While we were on our day trip this past Saturday, I noticed a small group of people on the side of a back country road staring over at a large farm pond. As I drove by the pond, I saw that there were a huge flock of black vultures gathered along the edges of the pond.

Being the curious birding person, I turned around and pulled off the side of the road to see what had caused them to gather in such a huge group. What brought them all there was a large fish kill (fertilizer run-off from our past storms perhaps?).

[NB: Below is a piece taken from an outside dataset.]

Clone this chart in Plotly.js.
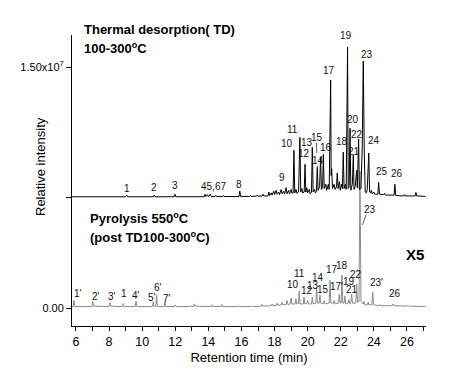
<!DOCTYPE html>
<html>
<head>
<meta charset="utf-8">
<script src="https://cdn.plot.ly/plotly-3.0.1.min.js"></script>
<style>html,body{margin:0;padding:0;background:#fff;}#chart{width:474px;height:380px;}</style>
</head>
<body>
<div id="chart"></div>
<script>
// ---- DATA (intensity in units of 10^6 counts) ----
// Thermal desorption (TD 100-300 °C) chromatogram
const tdTime = [5.76,9.0,9.06,9.12,10.68,10.73,10.78,11.93,11.98,12.03,13.75,13.8,13.85,13.95,14.0,14.12,14.18,14.4,14.45,14.5,14.85,14.9,14.95,15.85,15.9,15.95,16.5,16.55,16.6,16.9,16.95,17.0,17.25,17.3,17.35,17.6,17.65,17.7,17.8,17.85,17.95,18.0,18.1,18.15,18.25,18.3,18.4,18.45,18.55,18.6,18.7,18.75,18.85,18.9,19.0,19.05,19.12,19.17,19.22,19.3,19.35,19.45,19.53,19.58,19.65,19.7,19.79,19.84,19.89,19.95,20.0,20.1,20.15,20.23,20.28,20.33,20.42,20.47,20.53,20.58,20.63,20.72,20.78,20.83,20.9,20.95,21.0,21.1,21.15,21.25,21.3,21.39,21.42,21.45,21.5,21.6,21.65,21.74,21.79,21.84,21.92,21.97,22.05,22.1,22.15,22.2,22.28,22.33,22.41,22.45,22.51,22.56,22.61,22.7,22.76,22.8,22.88,22.96,23.0,23.08,23.12,23.22,23.3,23.36,23.42,23.48,23.55,23.6,23.69,23.74,23.8,23.85,23.9,24.0,24.05,24.24,24.29,24.34,24.6,24.65,24.7,25.0,25.22,25.27,25.32,25.8,25.85,25.9,26.49,26.54,26.6,27.13];
const tdIntensity = [0.05,0.05,0.25,0.05,0.05,0.25,0.05,0.06,0.35,0.06,0.06,0.35,0.08,0.3,0.08,0.35,0.08,0.08,0.2,0.08,0.08,0.2,0.08,0.08,0.7,0.1,0.1,0.2,0.1,0.12,0.25,0.12,0.15,0.35,0.15,0.15,0.6,0.2,0.5,0.25,0.7,0.3,0.8,0.35,0.6,0.3,0.9,0.4,0.7,0.35,1.1,0.4,0.8,0.4,0.9,0.45,0.5,5.42,0.5,0.9,0.45,0.6,6.9,0.6,1.0,0.5,0.6,3.8,0.6,1.1,0.5,0.9,0.4,0.6,5.77,0.6,0.9,0.5,0.7,3.5,0.8,1.2,4.6,0.9,1.2,4.95,1.0,1.5,0.8,1.5,0.9,13.5,2.5,3.3,1.0,1.5,0.9,1.2,2.8,1.0,1.8,0.8,1.5,1.0,5.2,1.0,1.5,0.9,17.3,1.0,1.2,7.95,0.8,1.5,4.9,0.9,1.3,3.1,1.1,6.7,0.9,1.0,6.0,15.7,5.0,0.6,0.5,0.9,5.1,0.6,0.5,0.8,0.4,0.6,0.35,0.35,1.7,0.35,0.3,0.45,0.25,0.25,0.25,1.5,0.2,0.15,0.3,0.15,0.15,0.55,0.15,0.1];

// Pyrolysis 550 °C (post TD) chromatogram, shown x5
const pyTime = [5.76,5.83,5.88,5.93,6.96,7.01,7.06,8.0,8.05,8.1,8.81,8.86,8.91,9.58,9.63,9.68,10.62,10.67,10.72,10.82,10.87,10.92,11.33,11.38,11.43,11.95,12.0,12.05,12.85,12.9,12.95,13.1,13.15,13.2,14.15,14.2,14.25,14.75,14.8,14.85,15.8,15.85,15.9,16.6,16.65,16.7,17.2,17.25,17.3,17.8,17.85,17.9,18.1,18.15,18.2,18.4,18.45,18.5,18.7,18.75,18.8,18.95,19.0,19.05,19.24,19.29,19.34,19.44,19.49,19.54,19.73,19.78,19.83,19.95,20.0,20.05,20.23,20.28,20.33,20.49,20.54,20.59,20.69,20.74,20.79,20.95,21.0,21.05,21.3,21.35,21.4,21.55,21.6,21.65,21.86,21.91,21.96,22.02,22.07,22.12,22.2,22.25,22.3,22.45,22.5,22.55,22.61,22.66,22.71,22.91,22.96,23.01,23.1,23.16,23.22,23.35,23.4,23.45,23.6,23.65,23.7,23.88,23.93,23.98,24.3,24.35,24.4,25.1,25.15,25.2,26.0,26.05,26.1,27.13];
const pyIntensity = [0.2,0.2,0.9,0.2,0.2,0.8,0.25,0.2,0.65,0.25,0.2,0.55,0.2,0.2,0.8,0.2,0.2,0.75,0.2,0.2,1.5,0.2,0.2,0.75,0.2,0.2,0.4,0.2,0.2,0.3,0.2,0.2,0.5,0.25,0.2,0.4,0.2,0.2,0.45,0.2,0.2,0.3,0.2,0.2,0.3,0.2,0.25,0.45,0.25,0.3,0.5,0.3,0.35,0.6,0.35,0.4,0.7,0.4,0.45,0.9,0.45,0.5,1.2,0.5,0.5,1.1,0.5,0.55,2.0,0.5,0.5,1.3,0.5,0.55,0.9,0.5,0.5,1.3,0.5,0.6,2.4,0.6,0.6,1.5,0.6,0.55,0.9,0.5,0.6,3.2,0.6,0.6,0.9,0.5,0.6,1.6,0.6,0.6,3.8,0.6,0.6,1.4,0.5,0.6,1.0,0.5,0.6,1.6,0.6,0.6,2.8,0.7,0.8,15.8,0.8,0.5,0.8,0.4,0.4,0.7,0.4,0.4,1.85,0.4,0.3,0.45,0.3,0.3,0.5,0.3,0.25,0.35,0.25,0.2];

const tdOffset = 12.8;                       // vertical offset of the TD trace
const yTickVals = [0, 12.8, 27.8];
const yTickText = ['0.00', '', '1.50x10<sup>7</sup>'];
const xTickVals = [6,7,8,9,10,11,12,13,14,15,16,17,18,19,20,21,22,23,24,25,26,27];
const xTickText = ['6','','8','','10','','12','','14','','16','','18','','20','','22','','24','','26',''];

// ---- geometry helpers for annotation placement (pixel -> data / paper) ----
const X = px => 6 + (px - 76) / 16.55;
const Y = py => (308.3 - py) / 8.667;
const PX = px => (px - 72) / 354;
const PY = py => (326 - py) / 291;

const FONT = 'Liberation Sans, Arial, sans-serif';
function lab(t, px, py, size) {
  return {x: X(px), y: Y(py), xref: 'x', yref: 'y', text: t, showarrow: false,
          font: {family: FONT, size: size || 10, color: '#111'}, xanchor: 'center', yanchor: 'middle'};
}
function bold(t, px, py, size, anchor) {
  return {x: PX(px), y: PY(py), xref: 'paper', yref: 'paper', text: '<b>' + t + '</b>', showarrow: false,
          xanchor: anchor || 'left', yanchor: 'middle', font: {family: FONT, size: size || 13, color: '#000'}};
}

const annotations = [
  // TD labels
  lab('1',126.7,188.3), lab('2',154.3,187.3), lab('3',175,185.7), lab('45,67',213.3,186.7),
  lab('8',239,184.3), lab('9',282.3,177.3), lab('10',287.3,144), lab('11',292.3,130),
  lab('12',304.3,154), lab('13',307.3,142.3), lab('15',317.3,137.7), lab('16',325.7,147.7),
  lab('14',318.3,161), lab('17',329,70.7), lab('18',342,141.7), lab('19',346,35.7),
  lab('20',353.3,119.3), lab('22',357.3,135), lab('21',354.3,151.7), lab('23',367,54.3),
  lab('24',373.7,140.7), lab('25',382.3,171.7), lab('26',397.3,174),
  // Pyrolysis labels
  lab("1'",78.3,294), lab("2'",95.7,296.7), lab("3'",111.7,296.7), lab('1',124.3,294),
  lab("4'",136,295.7), lab("5'",152.3,297.3), lab("6'",157.7,287.3), lab("7'",167.3,298.3),
  lab('10',293.3,285), lab('11',300,273.3), lab('12',306.7,291), lab('13',313.3,286),
  lab('14',317.7,277.3), lab('15',323.3,289.3), lab('17',331.7,270), lab('18',341.7,265.7),
  lab("17'",336.7,286.7), lab('19',348.7,282), lab('22',356,274.3), lab('21',351.7,290),
  lab("23'",376.7,282.7), lab('26',395,293.3), lab('23',370,210),
  // panel titles
  bold('Thermal desorption( TD)', 82, 29),
  bold('100-300<sup>o</sup>C', 82, 48),
  bold('Pyrolysis 550<sup>o</sup>C', 88, 217.7),
  bold('(post TD100-300<sup>o</sup>C)', 88, 237.3),
  bold('X5', 426, 254, 15, 'right'),
  // y-axis title
  {x: PX(40), y: PY(167), xref:'paper', yref:'paper', text:'Relative intensity', showarrow:false,
   textangle:-90, xanchor:'center', yanchor:'middle', font:{family:FONT, size:13, color:'#000'}}
];

const shapes = [
  {type:'line', xref:'x', yref:'y', x0:X(366), y0:Y(215), x1:X(362.5), y1:Y(225), line:{color:'#333', width:0.8}},
  {type:'line', xref:'x', yref:'y', x0:X(316.5), y0:Y(143), x1:X(316.8), y1:Y(153), line:{color:'#333', width:0.8}},
  {type:'line', xref:'x', yref:'y', x0:X(317.5), y0:Y(166), x1:X(317.5), y1:Y(170), line:{color:'#555', width:0.8, dash:'dot'}}
];

const traces = [
  {x: pyTime, y: pyIntensity, type:'scatter', mode:'lines', line:{color:'#8a8a8a', width:1}, hoverinfo:'skip'},
  {x: tdTime, y: tdIntensity.map(v => v + tdOffset), type:'scatter', mode:'lines', line:{color:'#000', width:1}, hoverinfo:'skip'}
];

const layout = {
  width: 474, height: 380,
  margin: {l:72, r:48, t:35, b:54},
  paper_bgcolor:'#fff', plot_bgcolor:'#fff',
  showlegend:false,
  font:{family:FONT, color:'#000'},
  xaxis:{range:[5.76,27.15], showline:true, linecolor:'#000', linewidth:1, mirror:false,
         ticks:'outside', ticklen:4, tickcolor:'#000', tickvals:xTickVals, ticktext:xTickText,
         showgrid:false, zeroline:false, tickfont:{size:12.5, family:FONT},
         title:{text:'Retention time (min)', font:{size:13, family:FONT}, standoff:4}},
  yaxis:{range:[-2.04,31.5], showline:true, linecolor:'#000', linewidth:1,
         ticks:'outside', ticklen:5, tickcolor:'#000', tickvals:yTickVals, ticktext:yTickText,
         showgrid:false, zeroline:false, tickfont:{size:11, family:FONT}},
  annotations: annotations,
  shapes: shapes
};

Plotly.newPlot('chart', traces, layout, {staticPlot:true, displayModeBar:false});
</script>
</body>
</html>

Absolutely stunk to high heavens, so I just jumped out of the car to snap a few pictures and then we left to find something a little more appetizing, like wildflowers.

Oh, a venue is what you call this large gathering of black vultures, just like a clowder of cats, murders of crows, etc.

Tuesday, May 3, 2011

For Purple Martins Majesty



About four years ago, I found a blogger by the name of Julie Zickefoose who was writing about birding and her life in southeast Ohio. Her blog (which was once daily, but due to life, kids and her writing has become three times a week) became the first thing that I read each morning.

Mostly I wanted to live her type of life; walking down dirt roads in Appalachian Ohio and writing about the plants, animals and birds that she saw along the way. It would have made a terrific change from working as a project coordinator for a national real estate developer (which is what I was doing four years ago).

And then the light bulb came on. I could do the exact same thing, although it would be after work or on the weekends when I had free time. There was tons of nature and fascinating sights all around; I just had to look a little more closely.

Down at Lake Brandt Marina, where I go to take pictures of sunsets or interesting cloud formations, are two poles hung with Purple Martin houses. These birds wouldn't be the type that would show up in my small garden as they require a large open area and nesting gourds on a 20-foot tall pole which I can't provide. They are quite used to humans and swirled overhead as I was taking pictures, singing what is called the "croak song".

Purple Martins are the largest of the North American swallows and nest only in human-supplied housing. In fact, scientists believe that if we stopped supplying their nests that they would soon disappear as a species.

The solid colored birds are the males and the ones with the gray bellies are, of course, the females. I need to go back early in the morning when the light is a little better to get snapshots that show the purple iridescence of the male.

(For my friends overseas, the title is a take-off on the stanza in America the Beautiful - "For purple mountains majesty, above the fruited plain.")

Also, yesterday's blog was eaten by Blogger again, so I had to reconstitute it for today.

Sunday, May 1, 2011

Sunset Sunday


This was the leading edge of that monster storm that killed more than 340 people in the Deep South - Alabama, Mississippi and Georgia. I took this last Tuesday evening in the parking lot of the asphalt plant on Burgess Road, just east of the airport.

Reading over the reports of what happened, especially in Tuscaloosa, Alabama, I see how fortunate that we were here in Greensboro.

You can find Sunset Sundays over at Finding Another View. I'm doing this with Anyes at Far away in the Sunshine as an ongoing project.